══ PROVIDED RECORDS ══

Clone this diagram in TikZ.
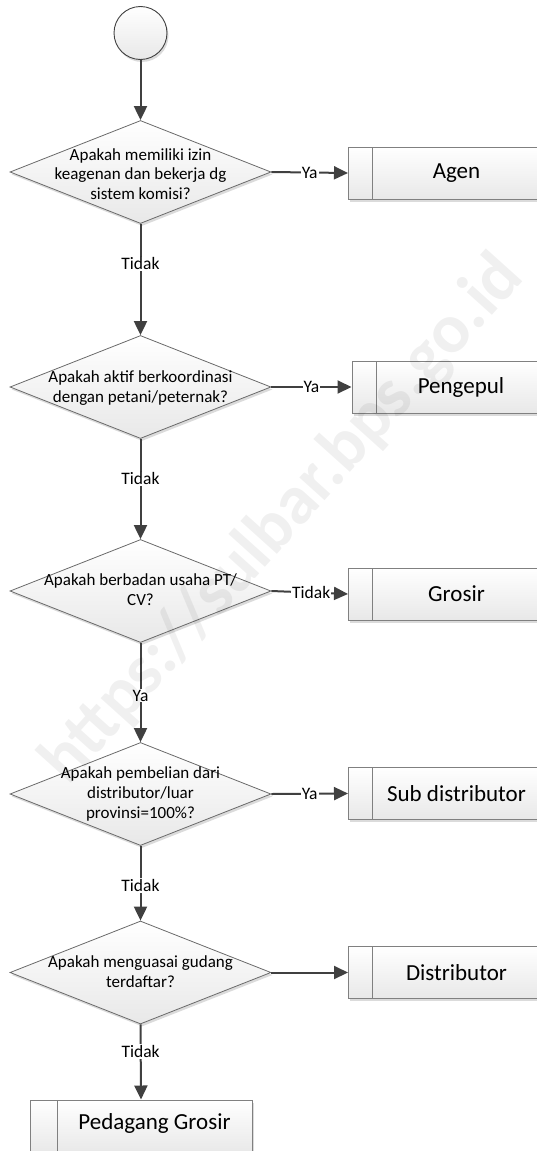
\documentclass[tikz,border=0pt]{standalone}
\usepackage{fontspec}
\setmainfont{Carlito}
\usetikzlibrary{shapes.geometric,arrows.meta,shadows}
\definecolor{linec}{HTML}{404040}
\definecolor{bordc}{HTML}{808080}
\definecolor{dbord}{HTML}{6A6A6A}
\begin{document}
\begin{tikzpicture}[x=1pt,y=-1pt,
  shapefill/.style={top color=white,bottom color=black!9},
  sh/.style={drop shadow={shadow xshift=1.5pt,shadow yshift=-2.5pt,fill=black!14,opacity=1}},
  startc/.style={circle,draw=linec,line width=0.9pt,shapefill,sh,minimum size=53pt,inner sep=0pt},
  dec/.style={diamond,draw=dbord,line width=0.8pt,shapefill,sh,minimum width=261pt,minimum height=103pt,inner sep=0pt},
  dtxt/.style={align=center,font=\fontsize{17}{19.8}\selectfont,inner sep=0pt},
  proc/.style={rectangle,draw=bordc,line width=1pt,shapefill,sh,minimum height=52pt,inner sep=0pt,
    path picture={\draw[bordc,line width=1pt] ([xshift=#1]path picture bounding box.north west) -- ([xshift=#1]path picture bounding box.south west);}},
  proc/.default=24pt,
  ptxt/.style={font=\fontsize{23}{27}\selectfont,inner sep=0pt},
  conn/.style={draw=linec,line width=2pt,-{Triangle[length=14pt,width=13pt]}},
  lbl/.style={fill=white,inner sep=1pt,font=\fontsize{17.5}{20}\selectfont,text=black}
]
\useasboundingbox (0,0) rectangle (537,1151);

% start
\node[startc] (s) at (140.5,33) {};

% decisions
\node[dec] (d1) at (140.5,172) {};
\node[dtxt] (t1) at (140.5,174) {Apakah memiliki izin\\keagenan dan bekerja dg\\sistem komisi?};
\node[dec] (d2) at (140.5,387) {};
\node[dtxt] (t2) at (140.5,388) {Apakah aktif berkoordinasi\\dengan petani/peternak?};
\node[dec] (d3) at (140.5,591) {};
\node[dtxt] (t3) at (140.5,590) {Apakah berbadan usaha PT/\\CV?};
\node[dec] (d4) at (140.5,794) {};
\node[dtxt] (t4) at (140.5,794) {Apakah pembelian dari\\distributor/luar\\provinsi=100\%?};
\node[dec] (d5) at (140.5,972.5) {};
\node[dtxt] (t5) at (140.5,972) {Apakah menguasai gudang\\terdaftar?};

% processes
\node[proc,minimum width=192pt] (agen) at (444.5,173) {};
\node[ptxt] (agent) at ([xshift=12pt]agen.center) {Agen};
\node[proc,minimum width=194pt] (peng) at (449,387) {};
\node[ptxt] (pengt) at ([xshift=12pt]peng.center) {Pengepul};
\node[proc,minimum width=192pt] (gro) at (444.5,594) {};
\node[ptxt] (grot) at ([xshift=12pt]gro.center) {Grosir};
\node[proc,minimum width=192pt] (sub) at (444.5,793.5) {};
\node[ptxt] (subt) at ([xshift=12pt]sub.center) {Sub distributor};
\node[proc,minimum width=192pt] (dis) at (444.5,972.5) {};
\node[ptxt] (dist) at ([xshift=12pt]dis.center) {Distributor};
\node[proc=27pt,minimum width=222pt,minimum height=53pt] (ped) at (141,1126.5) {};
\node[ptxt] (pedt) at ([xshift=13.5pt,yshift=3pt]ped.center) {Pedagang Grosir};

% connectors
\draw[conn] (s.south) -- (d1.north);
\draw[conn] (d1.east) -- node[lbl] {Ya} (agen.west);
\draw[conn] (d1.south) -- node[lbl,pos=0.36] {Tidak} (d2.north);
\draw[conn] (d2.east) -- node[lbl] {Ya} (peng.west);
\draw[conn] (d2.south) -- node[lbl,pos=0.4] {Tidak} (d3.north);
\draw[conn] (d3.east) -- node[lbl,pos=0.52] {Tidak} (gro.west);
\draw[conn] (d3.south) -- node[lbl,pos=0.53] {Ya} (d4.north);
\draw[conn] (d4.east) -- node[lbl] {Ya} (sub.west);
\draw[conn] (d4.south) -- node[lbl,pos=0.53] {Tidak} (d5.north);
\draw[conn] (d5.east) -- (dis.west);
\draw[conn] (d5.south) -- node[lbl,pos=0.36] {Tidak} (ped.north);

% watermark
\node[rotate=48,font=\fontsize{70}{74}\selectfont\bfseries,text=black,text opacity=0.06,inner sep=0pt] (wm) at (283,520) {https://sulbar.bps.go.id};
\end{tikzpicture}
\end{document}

═══
══ PROVIDED RECORDS ══

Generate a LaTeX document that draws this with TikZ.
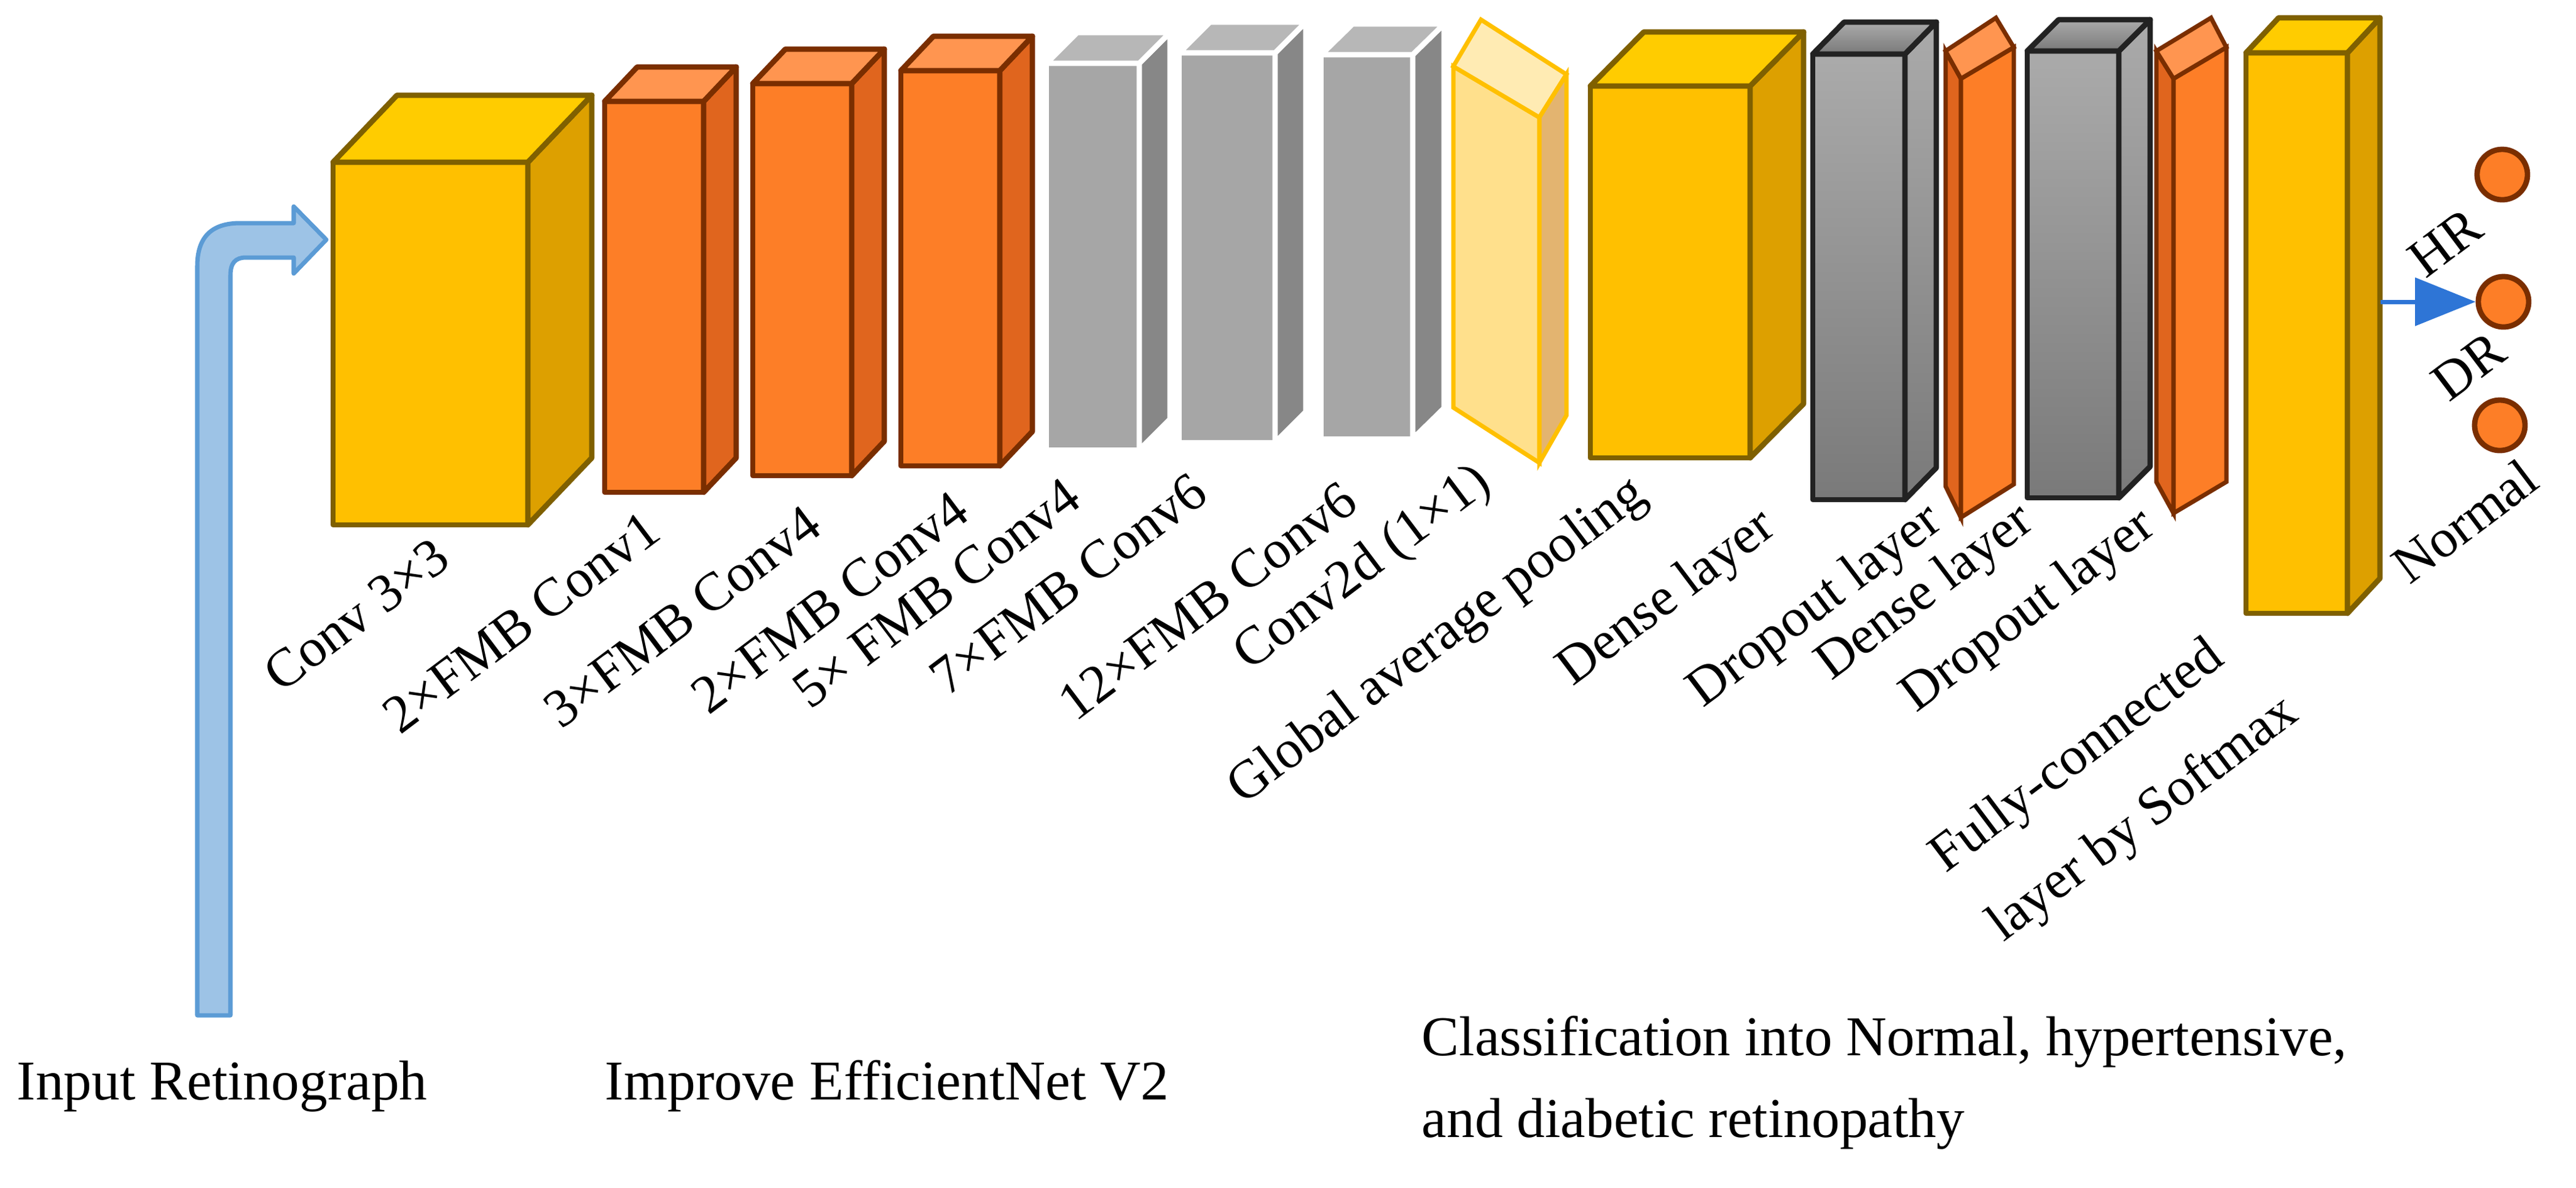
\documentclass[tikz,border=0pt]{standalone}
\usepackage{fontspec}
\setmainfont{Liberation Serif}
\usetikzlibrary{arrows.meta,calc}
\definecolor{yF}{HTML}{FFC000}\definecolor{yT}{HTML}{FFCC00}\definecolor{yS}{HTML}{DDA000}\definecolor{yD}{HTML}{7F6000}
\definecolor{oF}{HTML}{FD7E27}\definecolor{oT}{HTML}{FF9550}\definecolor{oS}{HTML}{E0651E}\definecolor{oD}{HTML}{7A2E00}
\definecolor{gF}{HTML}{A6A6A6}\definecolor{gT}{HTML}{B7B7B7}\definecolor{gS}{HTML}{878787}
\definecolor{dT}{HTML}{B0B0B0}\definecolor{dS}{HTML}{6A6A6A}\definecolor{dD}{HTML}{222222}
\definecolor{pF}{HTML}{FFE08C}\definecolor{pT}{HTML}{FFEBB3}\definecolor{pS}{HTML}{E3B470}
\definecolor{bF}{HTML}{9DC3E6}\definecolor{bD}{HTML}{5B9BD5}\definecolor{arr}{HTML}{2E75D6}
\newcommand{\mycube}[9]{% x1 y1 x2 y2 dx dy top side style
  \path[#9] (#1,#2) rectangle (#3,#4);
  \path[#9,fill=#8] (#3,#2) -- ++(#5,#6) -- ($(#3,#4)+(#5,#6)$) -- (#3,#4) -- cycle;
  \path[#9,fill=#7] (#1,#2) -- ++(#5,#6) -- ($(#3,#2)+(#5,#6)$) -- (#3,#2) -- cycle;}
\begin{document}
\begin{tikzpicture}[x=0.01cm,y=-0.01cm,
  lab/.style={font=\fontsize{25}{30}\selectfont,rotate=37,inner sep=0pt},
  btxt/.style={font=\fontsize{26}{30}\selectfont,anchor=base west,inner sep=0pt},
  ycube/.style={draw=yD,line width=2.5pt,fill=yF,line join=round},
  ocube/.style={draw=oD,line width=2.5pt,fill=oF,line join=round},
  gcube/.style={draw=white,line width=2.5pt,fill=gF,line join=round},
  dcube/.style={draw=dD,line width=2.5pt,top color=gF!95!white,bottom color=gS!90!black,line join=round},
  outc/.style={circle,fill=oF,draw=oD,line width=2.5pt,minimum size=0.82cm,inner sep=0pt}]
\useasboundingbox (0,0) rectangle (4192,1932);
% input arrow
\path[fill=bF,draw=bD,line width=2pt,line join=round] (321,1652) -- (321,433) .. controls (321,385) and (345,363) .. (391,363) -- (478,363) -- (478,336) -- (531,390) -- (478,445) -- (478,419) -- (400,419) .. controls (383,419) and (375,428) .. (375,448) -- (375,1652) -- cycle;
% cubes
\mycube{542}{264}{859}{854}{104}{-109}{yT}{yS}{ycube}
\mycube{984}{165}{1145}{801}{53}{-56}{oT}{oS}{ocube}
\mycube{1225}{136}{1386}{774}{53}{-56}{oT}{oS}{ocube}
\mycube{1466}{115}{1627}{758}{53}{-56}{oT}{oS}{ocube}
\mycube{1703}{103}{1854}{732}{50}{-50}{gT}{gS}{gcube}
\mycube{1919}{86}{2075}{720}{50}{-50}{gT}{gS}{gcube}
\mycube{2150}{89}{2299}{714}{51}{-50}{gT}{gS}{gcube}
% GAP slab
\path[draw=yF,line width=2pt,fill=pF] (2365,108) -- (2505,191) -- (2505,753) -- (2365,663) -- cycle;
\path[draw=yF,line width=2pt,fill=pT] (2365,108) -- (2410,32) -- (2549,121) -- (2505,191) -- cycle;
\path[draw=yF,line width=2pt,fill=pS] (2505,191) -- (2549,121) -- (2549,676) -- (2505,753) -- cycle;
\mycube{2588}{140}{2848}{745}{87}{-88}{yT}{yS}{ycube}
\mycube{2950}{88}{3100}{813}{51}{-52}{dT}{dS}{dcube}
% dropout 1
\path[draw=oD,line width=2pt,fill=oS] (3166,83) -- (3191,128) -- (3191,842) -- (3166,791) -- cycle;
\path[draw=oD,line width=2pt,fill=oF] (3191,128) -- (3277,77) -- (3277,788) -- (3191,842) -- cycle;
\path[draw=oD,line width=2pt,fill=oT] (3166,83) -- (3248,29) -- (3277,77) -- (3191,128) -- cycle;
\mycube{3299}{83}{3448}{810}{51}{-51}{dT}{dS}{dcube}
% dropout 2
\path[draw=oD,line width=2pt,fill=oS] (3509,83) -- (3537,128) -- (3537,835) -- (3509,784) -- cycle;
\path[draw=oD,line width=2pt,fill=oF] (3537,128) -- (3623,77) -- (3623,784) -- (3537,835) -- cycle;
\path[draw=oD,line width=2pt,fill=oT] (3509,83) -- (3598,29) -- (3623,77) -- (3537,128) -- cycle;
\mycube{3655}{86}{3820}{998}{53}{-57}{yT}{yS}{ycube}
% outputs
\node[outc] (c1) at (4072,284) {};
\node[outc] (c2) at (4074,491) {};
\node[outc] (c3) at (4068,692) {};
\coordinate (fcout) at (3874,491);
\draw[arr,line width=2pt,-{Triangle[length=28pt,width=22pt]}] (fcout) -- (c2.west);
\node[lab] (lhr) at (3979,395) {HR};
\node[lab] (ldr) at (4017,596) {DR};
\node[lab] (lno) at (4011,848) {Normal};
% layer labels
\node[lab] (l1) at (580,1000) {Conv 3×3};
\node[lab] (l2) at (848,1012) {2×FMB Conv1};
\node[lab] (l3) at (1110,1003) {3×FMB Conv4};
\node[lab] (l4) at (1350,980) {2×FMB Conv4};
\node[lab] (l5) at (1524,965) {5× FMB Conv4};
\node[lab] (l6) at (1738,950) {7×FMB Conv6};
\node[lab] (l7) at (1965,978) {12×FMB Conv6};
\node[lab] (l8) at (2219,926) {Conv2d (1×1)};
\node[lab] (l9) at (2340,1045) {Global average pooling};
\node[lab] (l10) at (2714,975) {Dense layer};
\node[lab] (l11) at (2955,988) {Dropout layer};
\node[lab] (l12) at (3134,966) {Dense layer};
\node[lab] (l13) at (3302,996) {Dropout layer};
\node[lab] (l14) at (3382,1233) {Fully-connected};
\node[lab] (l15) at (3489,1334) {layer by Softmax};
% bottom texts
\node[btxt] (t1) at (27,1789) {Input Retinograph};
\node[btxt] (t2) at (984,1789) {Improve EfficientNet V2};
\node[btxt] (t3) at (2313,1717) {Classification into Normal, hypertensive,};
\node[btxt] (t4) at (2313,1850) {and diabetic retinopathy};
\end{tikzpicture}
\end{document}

═══

EXERCISE OBJECTIVE: Leave the pictures out and copy exactly the lines from the one with "Clone this diagram in TikZ." to the one with "(s) at (140.5,33)", both included.

WRITTEN SOLUTION:
Clone this diagram in TikZ.
\documentclass[tikz,border=0pt]{standalone}
\usepackage{fontspec}
\setmainfont{Carlito}
\usetikzlibrary{shapes.geometric,arrows.meta,shadows}
\definecolor{linec}{HTML}{404040}
\definecolor{bordc}{HTML}{808080}
\definecolor{dbord}{HTML}{6A6A6A}
\begin{document}
\begin{tikzpicture}[x=1pt,y=-1pt,
  shapefill/.style={top color=white,bottom color=black!9},
  sh/.style={drop shadow={shadow xshift=1.5pt,shadow yshift=-2.5pt,fill=black!14,opacity=1}},
  startc/.style={circle,draw=linec,line width=0.9pt,shapefill,sh,minimum size=53pt,inner sep=0pt},
  dec/.style={diamond,draw=dbord,line width=0.8pt,shapefill,sh,minimum width=261pt,minimum height=103pt,inner sep=0pt},
  dtxt/.style={align=center,font=\fontsize{17}{19.8}\selectfont,inner sep=0pt},
  proc/.style={rectangle,draw=bordc,line width=1pt,shapefill,sh,minimum height=52pt,inner sep=0pt,
    path picture={\draw[bordc,line width=1pt] ([xshift=#1]path picture bounding box.north west) -- ([xshift=#1]path picture bounding box.south west);}},
  proc/.default=24pt,
  ptxt/.style={font=\fontsize{23}{27}\selectfont,inner sep=0pt},
  conn/.style={draw=linec,line width=2pt,-{Triangle[length=14pt,width=13pt]}},
  lbl/.style={fill=white,inner sep=1pt,font=\fontsize{17.5}{20}\selectfont,text=black}
]
\useasboundingbox (0,0) rectangle (537,1151);

% start
\node[startc] (s) at (140.5,33) {};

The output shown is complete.